Hardehausen. Am Vorabend des 60. Jahrestages des Attentats auf Adolf Hitler stand an der Landvolkshochschule Hardehausen der Montagabend ganz im Zeichen des "Widerstandes". Der eingeladene Gastreferent Prof. Dr. Raban Graf von Westphalen bereitete mit seinem Vortrag und durch die mitgebrachte Ausstellung das spätere Diskussionsforum für die Zuhörer im vollbesetzten Hörsaal.

Wohlwissend, dass der "Versuch von Visualisierung des Widerstandes" eine kaum zu bewältigende Aufgabe darstelle, führte Raban Graf von Westphalen in die mitgebrachte Ausstellung "Widerstand im Nationalsozialismus und : Die Kinder von Bad Sachsa" ein.

Durch Fotografien, Dokumente und Texte werden verschiedene Widerstandgruppen, wie etwa aus dem katholischen, evangelischen und jüdischen Glauben, oder die Flugblätter der "Weißen Rose" um die Geschwister Sophie und Hans Scholl vorgestellt. Ebenfalls zu sehen sind Schlüsseldokumente zu den Vorstellungen der Widerstandgruppen für die Zeit nach einem gelungenem Attentat.

"Das meiste jedoch entzieht sich der bildhaften Rekonstruktion", erklärte von Westphalen den Versuch der Dokumentation von "Grenzfällen solch‘ extremer Lebensverwiesenheit". So auch im Falle der "Kinder von Bad Sachsa" – "ein Thema, das noch kaum aufgearbeitet ist", bemängelte der Jurist diese historische Fehlstelle.
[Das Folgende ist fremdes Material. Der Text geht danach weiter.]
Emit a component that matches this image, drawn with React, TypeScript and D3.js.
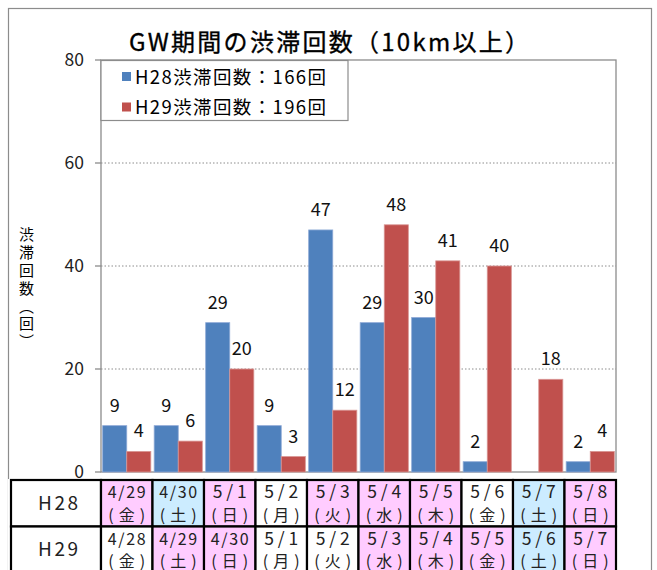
import React from "react";
import * as d3 from "d3";

const categories = ["d1", "d2", "d3", "d4", "d5", "d6", "d7", "d8", "d9", "d10"];
const seriesNames = ["H28渋滞回数：166回", "H29渋滞回数：196回"];
const h28Values = [9, 9, 29, 9, 47, 29, 30, 2, 0, 2];
const h29Values = [4, 6, 20, 3, 12, 48, 41, 40, 18, 4];
const yTicks = [0, 20, 40, 60, 80];
const rowLabels = ["H28", "H29"];
const h28Dates = ["4/29", "4/30", "5/1", "5/2", "5/3", "5/4", "5/5", "5/6", "5/7", "5/8"];
const h28Days = ["金", "土", "日", "月", "火", "水", "木", "金", "土", "日"];
const h28Kind = ["hol", "sat", "hol", "wk", "hol", "hol", "hol", "wk", "sat", "hol"];
const h29Dates = ["4/28", "4/29", "4/30", "5/1", "5/2", "5/3", "5/4", "5/5", "5/6", "5/7"];
const h29Days = ["金", "土", "日", "月", "火", "水", "木", "金", "土", "日"];
const h29Kind = ["wk", "hol", "hol", "wk", "wk", "hol", "hol", "hol", "sat", "hol"];
const yTitle = "渋滞回数（回）";
const chartTitle = "GW期間の渋滞回数（10km以上）";

const FONT = "'Noto Sans CJK JP', 'Noto Sans', sans-serif";
const colors = ["#4F81BD", "#C0504D"];
const strokes = ["#8EA9D6", "#D99694"];
const kindFill: Record<string, string> = { hol: "#FFCCFF", sat: "#CCECFF", wk: "#FFFFFF" };

export default function App() {
  const W = 657, H = 570;
  const left = 101, right = 616, top = 60, bottom = 472;
  const x0 = d3.scaleBand<string>().domain(categories).range([left, right]).paddingInner(0.065).paddingOuter(0.0325);
  const x1 = d3.scaleBand<number>().domain([0, 1]).range([0, x0.bandwidth()]);
  const y = d3.scaleLinear().domain([0, 80]).range([bottom, top]);
  const series = [h28Values, h29Values];
  const step = x0.step();
  const colLeft = (i: number) => left + i * step;

  const tableTop = 480;
  const rowH = 46.5;
  const tableLeft = 11;
  const rows = [
    { dates: h28Dates, days: h28Days, kinds: h28Kind },
    { dates: h29Dates, days: h29Days, kinds: h29Kind },
  ];

  return (
    <svg width={W} height={H} style={{ position: "absolute", left: 0, top: 0, background: "#fff" }} fontFamily={FONT}>
      <rect x={0} y={0} width={W} height={H} fill="#fff" />
      {/* outer chart border */}
      <rect x={8.5} y={8.5} width={643} height={600} fill="#fff" stroke="#8c8c8c" strokeWidth={1.2} />

      {/* title */}
      <text x={129} y={50.5} fontSize={24} fill="#000" stroke="#000" strokeWidth={0.35} textLength={400} lengthAdjust="spacing">
        {chartTitle}
      </text>

      {/* gridlines */}
      {yTicks.filter((t) => t > 0 && t < 80).map((t) => (
        <line key={t} x1={left} x2={right} y1={y(t)} y2={y(t)} stroke="#8c8c8c" strokeWidth={1} strokeDasharray="1.5,2" />
      ))}

      {/* plot border */}
      <rect x={left} y={top} width={right - left} height={bottom - top} fill="none" stroke="#8c8c8c" strokeWidth={1.3} />

      {/* y ticks and labels */}
      {yTicks.map((t) => (
        <g key={t}>
          <line x1={95} x2={left} y1={y(t)} y2={y(t)} stroke="#8c8c8c" strokeWidth={1.3} />
          <text x={84} y={y(t)} dy="0.36em" textAnchor="end" fontSize={17.5} fill="#222">
            {t}
          </text>
        </g>
      ))}

      {/* y axis title (vertical) */}
      <text x={26.5} y={227} fontSize={15} fill="#000" style={{ writingMode: "vertical-rl" }} textLength={122} lengthAdjust="spacing">
        {yTitle}
      </text>

      {/* bars */}
      {categories.map((c, i) => (
        <g key={c} transform={`translate(${x0(c)},0)`}>
          {series.map((vals, s) => {
            const v = vals[i];
            const bx = x1(s) as number;
            const bw = x1.bandwidth();
            return (
              <g key={s}>
                {v > 0 && (
                  <rect x={bx} y={y(v)} width={bw} height={y(0) - y(v)} fill={colors[s]} stroke={strokes[s]} strokeWidth={0.8} />
                )}
                {v > 0 && (
                  <text x={bx + bw / 2} y={y(v) - 14} textAnchor="middle" fontSize={18} fill="#111">
                    {v}
                  </text>
                )}
              </g>
            );
          })}
        </g>
      ))}

      {/* legend */}
      <rect x={101} y={60.5} width={247} height={60} fill="#fff" stroke="#8c8c8c" strokeWidth={1.2} />
      {seriesNames.map((n, s) => (
        <g key={s}>
          <rect x={122} y={72 + s * 30.5} width={9} height={9} fill={colors[s]} />
          <text x={135} y={83.5 + s * 30} fontSize={18.5} fill="#000" textLength={191} lengthAdjust="spacing">
            {n}
          </text>
        </g>
      ))}

      {/* table */}
      <rect x={8} y={tableTop - 1} width={612} height={H - tableTop + 2} fill="#fff" />
      {rows.map((r, ri) => {
        const ry = tableTop + ri * rowH;
        return (
          <g key={ri}>
            <rect x={tableLeft} y={ry} width={left - tableLeft} height={rowH} fill="#fff" stroke="#000" strokeWidth={2.2} />
            <text x={58} y={ry + 29.5} textAnchor="middle" fontSize={19} fill="#222" textLength={40} lengthAdjust="spacing">
              {rowLabels[ri]}
            </text>
            {categories.map((c, i) => {
              const cx = colLeft(i);
              const mid = cx + step / 2;
              const d = r.dates[i];
              const long = d.length >= 4;
              return (
                <g key={c}>
                  <rect x={cx} y={ry} width={step} height={rowH} fill={kindFill[r.kinds[i]]} stroke="#000" strokeWidth={2.2} />
                  <text x={mid - (long ? 19 : 17)} y={ry + 18} fontSize={long ? 16 : 17.5} fill="#222" textLength={long ? 38 : 34} lengthAdjust="spacing">
                    {d}
                  </text>
                  <text x={mid - 18.5} y={ry + 40.5} fontSize={16} fill="#222" textLength={37} lengthAdjust="spacing">
                    {`(${r.days[i]})`}
                  </text>
                </g>
              );
            })}
          </g>
        );
      })}
    </svg>
  );
}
So sei nach dem fehlgeschlagenen Attentat auf Hitler die Sippenhaft im Zuge der "Sonderkommission 20. Juli" auch für die Kinder der Widerstandskämpfer eingeführt worden. 46 Kinder, darunter auch die von Graf Stauffenberg, seien daraufhin nach Bad Sachsa deportiert worden. Ihren Familiennamen mussten die Minderjährigen – das jüngste zehn Tage, das älteste Kind war 15 Jahre alt – abgeben. Erst nach der Befreiung erlangten sie diesen zurück: "Jetzt heißt ihr wieder wie früher. Und ihr braucht euch nicht mehr zu schämen, denn eure Väter sind Helden", zitierte Westphalen Worte der amerikanischen Befreier.
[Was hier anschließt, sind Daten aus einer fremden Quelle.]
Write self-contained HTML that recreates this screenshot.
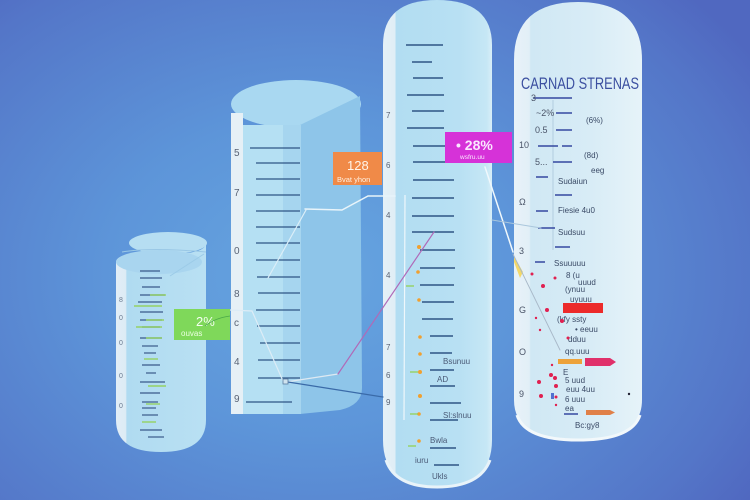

Vortrag über die Geschichte und gegenwärtige Geltung des Widerstandsrechts

In seinem Vortrag "Widerstand im demokratischen Staat" behandelte der in Großbodungen lebende Professor, der an der Technische Fachhochschule Berlin Öffentliches Recht, Verfassungsgeschichte, Politisches System und Technikfolgenabschätzung lehrt, die Geschichte und gegenwärtige Geltung des Widerstandrechts.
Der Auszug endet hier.